- DATA SHOWN
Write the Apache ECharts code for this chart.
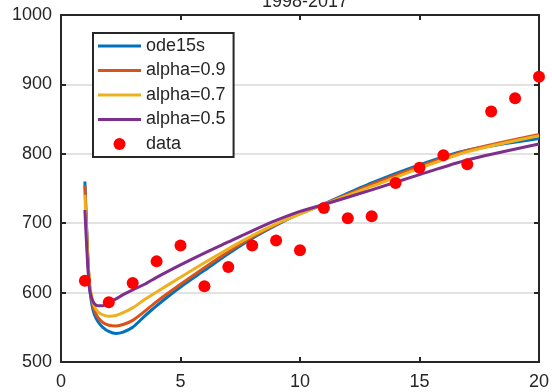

--

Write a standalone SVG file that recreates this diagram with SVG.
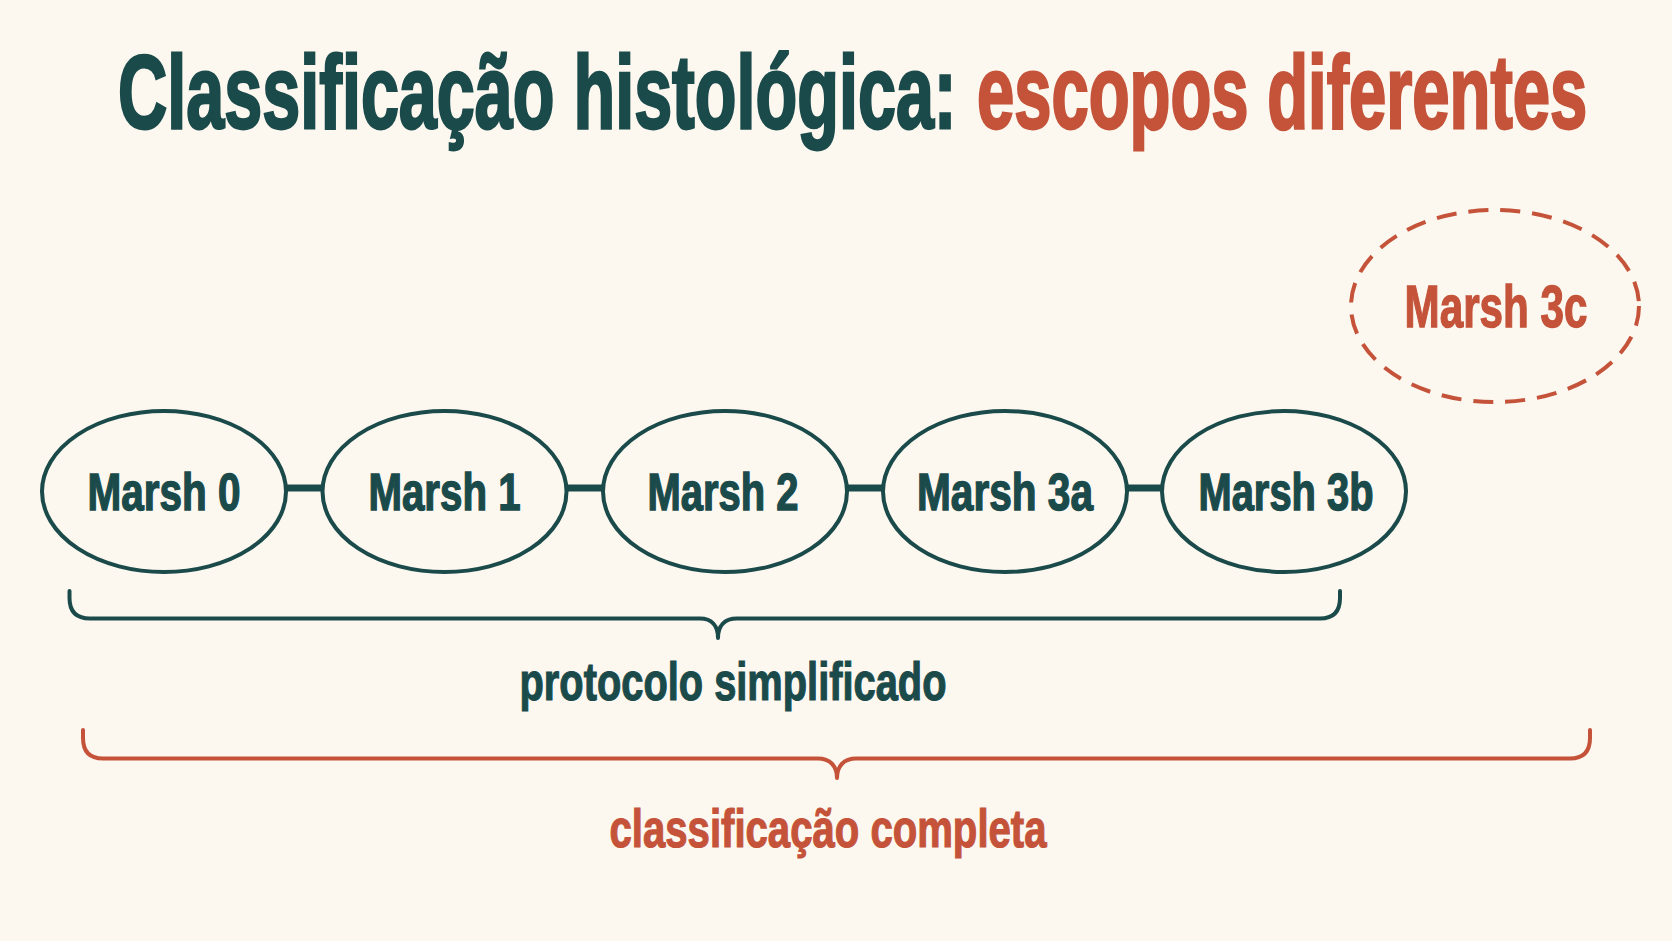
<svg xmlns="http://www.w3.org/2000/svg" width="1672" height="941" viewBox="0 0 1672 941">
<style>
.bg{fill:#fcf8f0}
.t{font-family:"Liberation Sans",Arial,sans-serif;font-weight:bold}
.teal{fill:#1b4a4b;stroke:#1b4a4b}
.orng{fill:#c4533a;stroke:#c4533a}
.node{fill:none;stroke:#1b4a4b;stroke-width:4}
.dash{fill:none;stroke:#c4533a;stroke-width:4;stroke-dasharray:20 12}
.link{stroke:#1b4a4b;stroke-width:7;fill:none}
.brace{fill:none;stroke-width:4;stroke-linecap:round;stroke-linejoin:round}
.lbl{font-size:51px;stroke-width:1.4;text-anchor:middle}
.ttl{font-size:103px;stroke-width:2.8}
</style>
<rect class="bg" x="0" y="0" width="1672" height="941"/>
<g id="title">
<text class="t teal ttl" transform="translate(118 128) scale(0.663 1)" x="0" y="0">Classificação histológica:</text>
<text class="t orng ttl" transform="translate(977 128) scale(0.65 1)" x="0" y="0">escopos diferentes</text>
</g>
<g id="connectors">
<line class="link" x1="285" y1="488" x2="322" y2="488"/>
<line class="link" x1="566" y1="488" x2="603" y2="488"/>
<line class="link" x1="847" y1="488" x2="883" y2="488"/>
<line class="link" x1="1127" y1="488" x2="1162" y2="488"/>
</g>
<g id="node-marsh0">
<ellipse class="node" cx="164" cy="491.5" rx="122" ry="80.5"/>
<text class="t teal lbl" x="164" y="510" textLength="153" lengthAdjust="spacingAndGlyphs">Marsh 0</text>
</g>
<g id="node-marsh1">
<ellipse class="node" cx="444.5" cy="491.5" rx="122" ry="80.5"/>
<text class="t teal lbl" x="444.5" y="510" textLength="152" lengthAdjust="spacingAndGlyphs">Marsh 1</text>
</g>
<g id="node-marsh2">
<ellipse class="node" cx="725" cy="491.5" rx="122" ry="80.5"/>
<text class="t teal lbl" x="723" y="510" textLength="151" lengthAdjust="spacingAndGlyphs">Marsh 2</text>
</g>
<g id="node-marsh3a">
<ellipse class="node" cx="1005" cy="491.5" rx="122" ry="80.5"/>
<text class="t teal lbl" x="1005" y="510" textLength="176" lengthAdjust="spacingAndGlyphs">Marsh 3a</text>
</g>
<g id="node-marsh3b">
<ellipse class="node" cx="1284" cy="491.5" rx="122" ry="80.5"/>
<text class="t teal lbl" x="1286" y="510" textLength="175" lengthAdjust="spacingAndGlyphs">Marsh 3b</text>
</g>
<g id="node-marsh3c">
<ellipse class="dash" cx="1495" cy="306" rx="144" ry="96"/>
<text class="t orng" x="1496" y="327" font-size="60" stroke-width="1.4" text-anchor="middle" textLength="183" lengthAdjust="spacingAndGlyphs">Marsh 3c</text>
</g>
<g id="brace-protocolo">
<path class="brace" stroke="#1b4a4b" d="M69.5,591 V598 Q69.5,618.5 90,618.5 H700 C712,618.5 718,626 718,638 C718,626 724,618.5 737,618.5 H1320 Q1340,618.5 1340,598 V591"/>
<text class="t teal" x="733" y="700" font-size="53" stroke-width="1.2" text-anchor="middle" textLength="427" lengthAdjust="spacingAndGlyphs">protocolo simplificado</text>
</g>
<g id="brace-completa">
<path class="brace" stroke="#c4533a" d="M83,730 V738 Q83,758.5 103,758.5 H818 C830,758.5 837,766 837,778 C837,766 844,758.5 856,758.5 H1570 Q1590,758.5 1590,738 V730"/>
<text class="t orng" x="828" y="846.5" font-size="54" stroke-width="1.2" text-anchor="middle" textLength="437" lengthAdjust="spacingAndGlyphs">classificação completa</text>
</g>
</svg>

==

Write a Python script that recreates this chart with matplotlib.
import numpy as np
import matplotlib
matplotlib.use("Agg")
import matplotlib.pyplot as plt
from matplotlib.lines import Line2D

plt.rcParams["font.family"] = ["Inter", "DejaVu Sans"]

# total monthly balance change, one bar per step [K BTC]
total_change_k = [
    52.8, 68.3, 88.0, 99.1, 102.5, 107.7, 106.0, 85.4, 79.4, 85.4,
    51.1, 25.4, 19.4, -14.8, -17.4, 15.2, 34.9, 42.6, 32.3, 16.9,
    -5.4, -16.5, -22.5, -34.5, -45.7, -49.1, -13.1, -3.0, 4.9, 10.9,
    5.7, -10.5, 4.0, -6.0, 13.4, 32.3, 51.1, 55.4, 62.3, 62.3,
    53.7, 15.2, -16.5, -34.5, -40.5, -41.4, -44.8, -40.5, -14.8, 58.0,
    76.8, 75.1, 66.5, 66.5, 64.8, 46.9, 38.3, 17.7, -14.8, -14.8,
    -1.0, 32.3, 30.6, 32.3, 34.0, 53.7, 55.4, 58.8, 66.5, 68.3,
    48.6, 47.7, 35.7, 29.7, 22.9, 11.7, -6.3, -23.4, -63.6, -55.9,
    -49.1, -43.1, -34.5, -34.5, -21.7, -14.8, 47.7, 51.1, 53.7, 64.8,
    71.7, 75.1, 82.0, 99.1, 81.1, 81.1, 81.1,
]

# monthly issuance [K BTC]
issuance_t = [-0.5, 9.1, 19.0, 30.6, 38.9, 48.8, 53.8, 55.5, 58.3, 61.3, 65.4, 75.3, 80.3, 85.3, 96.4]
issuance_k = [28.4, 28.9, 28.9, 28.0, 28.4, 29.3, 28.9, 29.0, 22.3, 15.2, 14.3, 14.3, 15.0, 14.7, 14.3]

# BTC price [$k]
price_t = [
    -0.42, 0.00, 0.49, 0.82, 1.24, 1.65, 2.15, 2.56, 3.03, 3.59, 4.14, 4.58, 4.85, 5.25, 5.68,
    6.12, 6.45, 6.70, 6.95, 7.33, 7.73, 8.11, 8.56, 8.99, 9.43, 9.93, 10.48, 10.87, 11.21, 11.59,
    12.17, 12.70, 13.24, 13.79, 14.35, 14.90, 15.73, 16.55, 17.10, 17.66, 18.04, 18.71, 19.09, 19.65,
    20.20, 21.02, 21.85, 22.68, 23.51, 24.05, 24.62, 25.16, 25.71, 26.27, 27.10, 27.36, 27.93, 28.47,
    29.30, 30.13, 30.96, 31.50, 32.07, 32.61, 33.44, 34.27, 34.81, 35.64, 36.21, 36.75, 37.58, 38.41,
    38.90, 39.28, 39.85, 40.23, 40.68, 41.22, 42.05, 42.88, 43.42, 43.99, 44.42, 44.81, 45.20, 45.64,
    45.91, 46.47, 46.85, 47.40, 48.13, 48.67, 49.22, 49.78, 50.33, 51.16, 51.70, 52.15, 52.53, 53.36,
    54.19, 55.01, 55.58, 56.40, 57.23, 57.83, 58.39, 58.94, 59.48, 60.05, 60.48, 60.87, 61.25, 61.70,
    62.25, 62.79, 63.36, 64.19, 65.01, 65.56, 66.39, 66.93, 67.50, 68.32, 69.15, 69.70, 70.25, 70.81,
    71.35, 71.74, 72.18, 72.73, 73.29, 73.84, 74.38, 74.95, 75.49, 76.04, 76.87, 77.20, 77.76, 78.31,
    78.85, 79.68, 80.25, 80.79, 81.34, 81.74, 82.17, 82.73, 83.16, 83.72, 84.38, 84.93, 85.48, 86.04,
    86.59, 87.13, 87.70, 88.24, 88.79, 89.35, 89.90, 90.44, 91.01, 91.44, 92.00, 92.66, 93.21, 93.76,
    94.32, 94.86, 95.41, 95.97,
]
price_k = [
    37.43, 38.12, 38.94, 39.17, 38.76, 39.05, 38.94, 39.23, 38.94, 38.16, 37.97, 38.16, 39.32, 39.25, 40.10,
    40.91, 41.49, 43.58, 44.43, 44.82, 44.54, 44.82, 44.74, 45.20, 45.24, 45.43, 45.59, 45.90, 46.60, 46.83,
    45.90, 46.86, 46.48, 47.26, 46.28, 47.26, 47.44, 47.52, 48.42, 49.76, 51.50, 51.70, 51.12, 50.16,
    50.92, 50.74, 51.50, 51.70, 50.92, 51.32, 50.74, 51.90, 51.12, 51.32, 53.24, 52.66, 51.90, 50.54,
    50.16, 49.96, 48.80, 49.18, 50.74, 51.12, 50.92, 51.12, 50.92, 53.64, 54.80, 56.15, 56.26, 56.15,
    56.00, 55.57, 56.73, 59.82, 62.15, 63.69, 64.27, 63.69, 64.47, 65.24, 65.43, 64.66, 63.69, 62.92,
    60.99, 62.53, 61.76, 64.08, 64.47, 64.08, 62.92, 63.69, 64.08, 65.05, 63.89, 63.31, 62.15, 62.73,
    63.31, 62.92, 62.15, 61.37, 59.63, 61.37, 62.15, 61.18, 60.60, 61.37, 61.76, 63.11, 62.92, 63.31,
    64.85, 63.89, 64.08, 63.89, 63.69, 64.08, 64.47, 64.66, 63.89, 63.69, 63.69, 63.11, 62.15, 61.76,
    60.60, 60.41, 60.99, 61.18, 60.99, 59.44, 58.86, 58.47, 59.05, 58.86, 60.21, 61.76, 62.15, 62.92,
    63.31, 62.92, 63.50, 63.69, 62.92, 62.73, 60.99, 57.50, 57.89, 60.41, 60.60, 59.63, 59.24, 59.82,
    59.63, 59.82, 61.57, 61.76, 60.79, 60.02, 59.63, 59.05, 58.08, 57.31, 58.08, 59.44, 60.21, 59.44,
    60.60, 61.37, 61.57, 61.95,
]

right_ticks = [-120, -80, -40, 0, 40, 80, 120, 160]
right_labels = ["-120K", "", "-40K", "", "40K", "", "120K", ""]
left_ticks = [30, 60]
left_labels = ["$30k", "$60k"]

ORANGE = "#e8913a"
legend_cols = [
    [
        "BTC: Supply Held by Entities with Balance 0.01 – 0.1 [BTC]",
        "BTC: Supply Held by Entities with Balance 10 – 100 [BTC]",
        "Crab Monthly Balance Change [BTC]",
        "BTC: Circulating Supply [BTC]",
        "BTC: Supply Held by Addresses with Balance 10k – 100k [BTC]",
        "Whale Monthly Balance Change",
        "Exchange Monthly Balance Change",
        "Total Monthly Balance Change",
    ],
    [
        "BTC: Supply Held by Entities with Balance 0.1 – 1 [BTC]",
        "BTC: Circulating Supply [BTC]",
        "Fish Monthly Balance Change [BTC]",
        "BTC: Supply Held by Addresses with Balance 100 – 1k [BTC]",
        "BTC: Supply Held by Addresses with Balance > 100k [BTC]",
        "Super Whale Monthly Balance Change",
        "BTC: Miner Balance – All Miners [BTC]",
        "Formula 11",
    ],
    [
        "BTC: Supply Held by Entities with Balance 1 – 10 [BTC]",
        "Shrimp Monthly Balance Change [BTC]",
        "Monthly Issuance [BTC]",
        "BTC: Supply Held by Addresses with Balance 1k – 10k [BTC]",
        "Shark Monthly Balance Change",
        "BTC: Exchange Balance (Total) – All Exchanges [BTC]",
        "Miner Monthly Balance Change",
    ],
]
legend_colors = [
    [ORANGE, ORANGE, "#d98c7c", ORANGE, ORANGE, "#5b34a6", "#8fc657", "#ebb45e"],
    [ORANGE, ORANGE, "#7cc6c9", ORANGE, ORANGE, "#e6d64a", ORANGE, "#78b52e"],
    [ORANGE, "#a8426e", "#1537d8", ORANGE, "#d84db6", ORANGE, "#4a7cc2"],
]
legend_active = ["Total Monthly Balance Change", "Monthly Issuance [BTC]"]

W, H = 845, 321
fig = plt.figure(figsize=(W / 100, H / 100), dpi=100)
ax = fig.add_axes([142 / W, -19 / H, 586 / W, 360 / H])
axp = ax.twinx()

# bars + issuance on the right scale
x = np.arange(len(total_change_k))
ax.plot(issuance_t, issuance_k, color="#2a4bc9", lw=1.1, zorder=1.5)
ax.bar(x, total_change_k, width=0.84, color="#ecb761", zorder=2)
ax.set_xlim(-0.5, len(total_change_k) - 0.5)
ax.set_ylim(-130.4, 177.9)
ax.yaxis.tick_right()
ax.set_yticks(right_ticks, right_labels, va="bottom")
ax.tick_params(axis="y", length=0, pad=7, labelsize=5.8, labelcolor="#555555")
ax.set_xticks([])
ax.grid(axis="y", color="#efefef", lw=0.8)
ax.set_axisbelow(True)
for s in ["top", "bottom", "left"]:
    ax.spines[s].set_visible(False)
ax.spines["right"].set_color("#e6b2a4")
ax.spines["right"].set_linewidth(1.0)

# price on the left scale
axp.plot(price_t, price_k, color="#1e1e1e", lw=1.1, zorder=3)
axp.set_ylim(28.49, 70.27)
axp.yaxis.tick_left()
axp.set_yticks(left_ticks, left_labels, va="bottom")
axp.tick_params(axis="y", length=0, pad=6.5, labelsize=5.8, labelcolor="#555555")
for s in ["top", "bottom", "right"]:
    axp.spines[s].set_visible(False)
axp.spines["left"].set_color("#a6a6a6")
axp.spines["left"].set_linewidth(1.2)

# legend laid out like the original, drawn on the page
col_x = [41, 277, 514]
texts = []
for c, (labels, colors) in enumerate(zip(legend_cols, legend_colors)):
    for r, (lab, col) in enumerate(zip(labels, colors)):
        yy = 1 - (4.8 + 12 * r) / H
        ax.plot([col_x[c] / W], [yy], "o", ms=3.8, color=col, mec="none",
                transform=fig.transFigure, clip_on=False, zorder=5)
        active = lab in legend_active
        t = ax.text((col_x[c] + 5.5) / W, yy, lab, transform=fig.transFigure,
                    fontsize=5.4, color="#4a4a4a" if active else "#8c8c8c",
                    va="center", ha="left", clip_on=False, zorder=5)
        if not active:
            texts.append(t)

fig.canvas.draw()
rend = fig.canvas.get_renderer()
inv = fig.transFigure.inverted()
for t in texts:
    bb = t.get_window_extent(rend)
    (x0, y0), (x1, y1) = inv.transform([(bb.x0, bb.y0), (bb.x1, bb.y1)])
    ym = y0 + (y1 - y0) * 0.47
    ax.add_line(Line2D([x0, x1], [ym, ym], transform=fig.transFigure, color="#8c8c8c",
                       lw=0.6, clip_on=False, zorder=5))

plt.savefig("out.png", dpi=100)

- THE PROBLEM
Wherever the word "chart" occurs in a line of the listing, copy that line.

- THE RESULT
Write the Apache ECharts code for this chart.
Write a Python script that recreates this chart with matplotlib.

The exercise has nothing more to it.